The second house in this article is also located in Jayanagar near Madhavan Park. The house was built in two stages – the ground floor construction was completed in the year 1958 and the first floor construction was finished in the year 1962. The house was built by Y Hanumappa Reddy. The owner’s ancestors were initially settled in a village near Hindustan Aeronautics Limited (HAL) airport.

The site and house construction was completed under the low income housing scheme of Karnataka Housing Board during the year 1957 – 58. The ownership transfer was completed in the year 1977. The walls of the house is constructed using lime and plaster.

When the ground was dug up for laying the foundation of the house, skulls were found suggesting that the place was used earlier as a burial ground for the neighbouring villages of Byrasandra, Kankanapalya and Siddhapura. However, they haven’t faced any haunting experiences.

This gate was changed recently – the original design was a completely wooden gate. The piers on either side of the gate are typical Art Deco.
The front elevation of the house – notice a similar streamlined appearance, like House 1, also the thin continuous chajjas and curved corners – so again Art Deco influenced.
A view from the gate looking towards the garage and door to the right leading inside.
One of the windows – notice the raised window surrounds or moulding – executed in masonry – again a typical feature. So too the partly glazed and partly wooden panelled shutters
Ground floor main door – again notice the surrounds executed in masonry and the granite steps and the double leaved door.
These set of interior doors have a story of their own. The interesting design on the door leaves is the result of an error. An incorrect varnish was applied to the doors which started to shrink and crack as it dried. This resulted in the broken pattern which the owners decided to retain as a one of its kind design.

 

 

Another piece of family history – The image above can be easily mistaken for a door with wallpaper on it. But in reality it is a saree which has been laminated between two glass panes. This saree was given as a gift by the owner to his daughter, somewhere towards the end of 1959 and start of 1960 when he was returning from England. As the saree tore, it was decided to preserve it in this manner – on the shutter to the meter box.

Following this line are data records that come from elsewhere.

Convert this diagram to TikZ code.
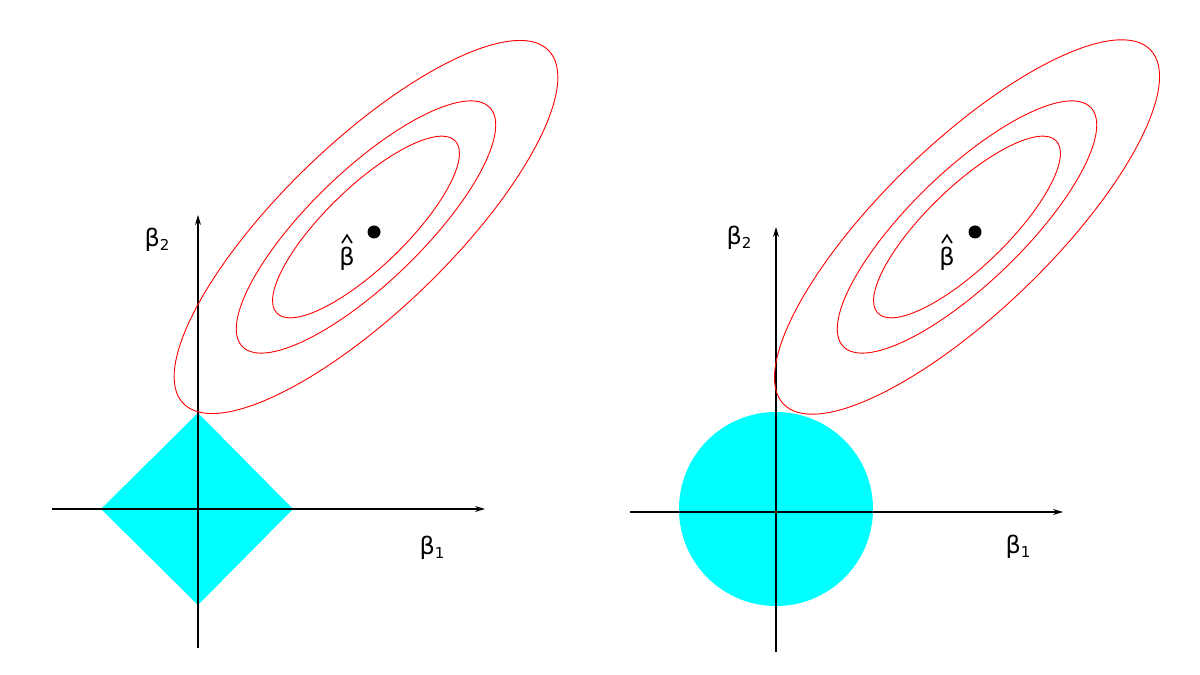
\documentclass[tikz,border=0pt]{standalone}
\usepackage{fontspec}
\setmainfont{DejaVu Sans}
\usetikzlibrary{arrows.meta}
\definecolor{aqua}{RGB}{0,255,255}
\begin{document}
\begin{tikzpicture}[x=1pt,y=1pt,
  ax/.style={line width=1.3pt,-{Stealth[length=10pt,width=6pt]}},
  ell/.style={red,line width=0.9pt},
  hat/.style={line width=1.6pt},
  lab/.style={font=\fontsize{24}{28}\selectfont,inner sep=0pt}]
\useasboundingbox (0,0) rectangle (1200,675);
% left panel
\fill[aqua] (198,262) -- (293,166) -- (198,70) -- (101,166) -- cycle;
\draw[ax] (52,166) -- (485,166);
\draw[ax] (198,27) -- (198,460);
\begin{scope}[shift={(366,448)},rotate=44]
\draw[ell] (0,0) ellipse (254 and 84);
\draw[ell] (0,0) ellipse (172 and 56);
\draw[ell] (0,0) ellipse (124 and 40);
\end{scope}
\fill (374,443) circle (6.5);
\node[lab] (bh1) at (347,416) {β};
\draw[hat] ([shift={(-5,4)}]bh1.north) -- ([shift={(0,12)}]bh1.north) -- ([shift={(5,4)}]bh1.north);
\node[lab] (b2l) at (157,435) {β\raisebox{-4pt}{\fontsize{15}{18}\selectfont 2}};
\node[lab] (b1l) at (432,127) {β\raisebox{-4pt}{\fontsize{15}{18}\selectfont 1}};
% right panel
\fill[aqua] (776,166) circle (97);
\draw[ax] (630,163) -- (1063,163);
\draw[ax] (776,23) -- (776,448);
\begin{scope}[shift={(967,448)},rotate=44]
\draw[ell] (0,0) ellipse (255 and 84);
\draw[ell] (0,0) ellipse (172 and 56);
\draw[ell] (0,0) ellipse (124 and 40);
\end{scope}
\fill (975,443) circle (6.5);
\node[lab] (bh2) at (947,416) {β};
\draw[hat] ([shift={(-5,4)}]bh2.north) -- ([shift={(0,12)}]bh2.north) -- ([shift={(5,4)}]bh2.north);
\node[lab] (b2r) at (739,437) {β\raisebox{-4pt}{\fontsize{15}{18}\selectfont 2}};
\node[lab] (b1r) at (1018,128) {β\raisebox{-4pt}{\fontsize{15}{18}\selectfont 1}};
\end{tikzpicture}
\end{document}
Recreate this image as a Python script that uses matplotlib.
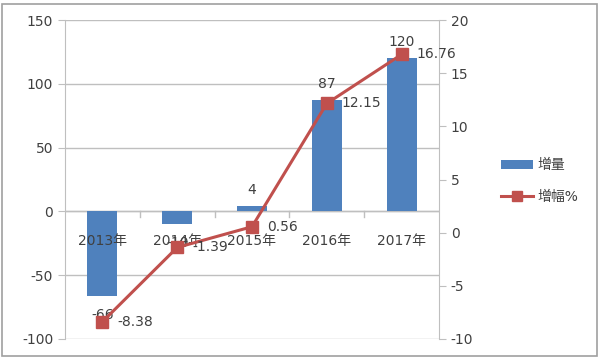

The first floor was constructed in 1962 with funds received from government towards land acquisition for the old airport expansion. The garage was built during this time. Prior to this, there was a vacant space all around the house. The exterior cement flooring was done at the same time.

Front door of the first floor and masonry parapet with a geometric motif – reminiscent of the machine age
The windows – notice the wooden stops used to keep the shutters closed / open

 

 

 

 

 

 

 

 

 

Here we see a brass pot which is placed on a section of a Bhagini (Caryota urens) tree trunk. Note the built in storage and chamfered wooden panelled shutters
Portrait of Mr. Y Hanumappa Reddy, the owner
Stools fashioned out of the feet of a dead elephant – thankfully! more common in 19th century homes

This stools were typically designed out of legs of a dead elephant. Once the elephant had died, its legs were harvested and all the flesh inside the leg was removed and reinforced with wood as seen in the image below. These stools were gifted to the owner by his son-in-law who was a forest officer.

 

A picture of the kitchen. Notice the masonry chimney. The tiles were added at a later date. The stove is a limited edition model from BPL.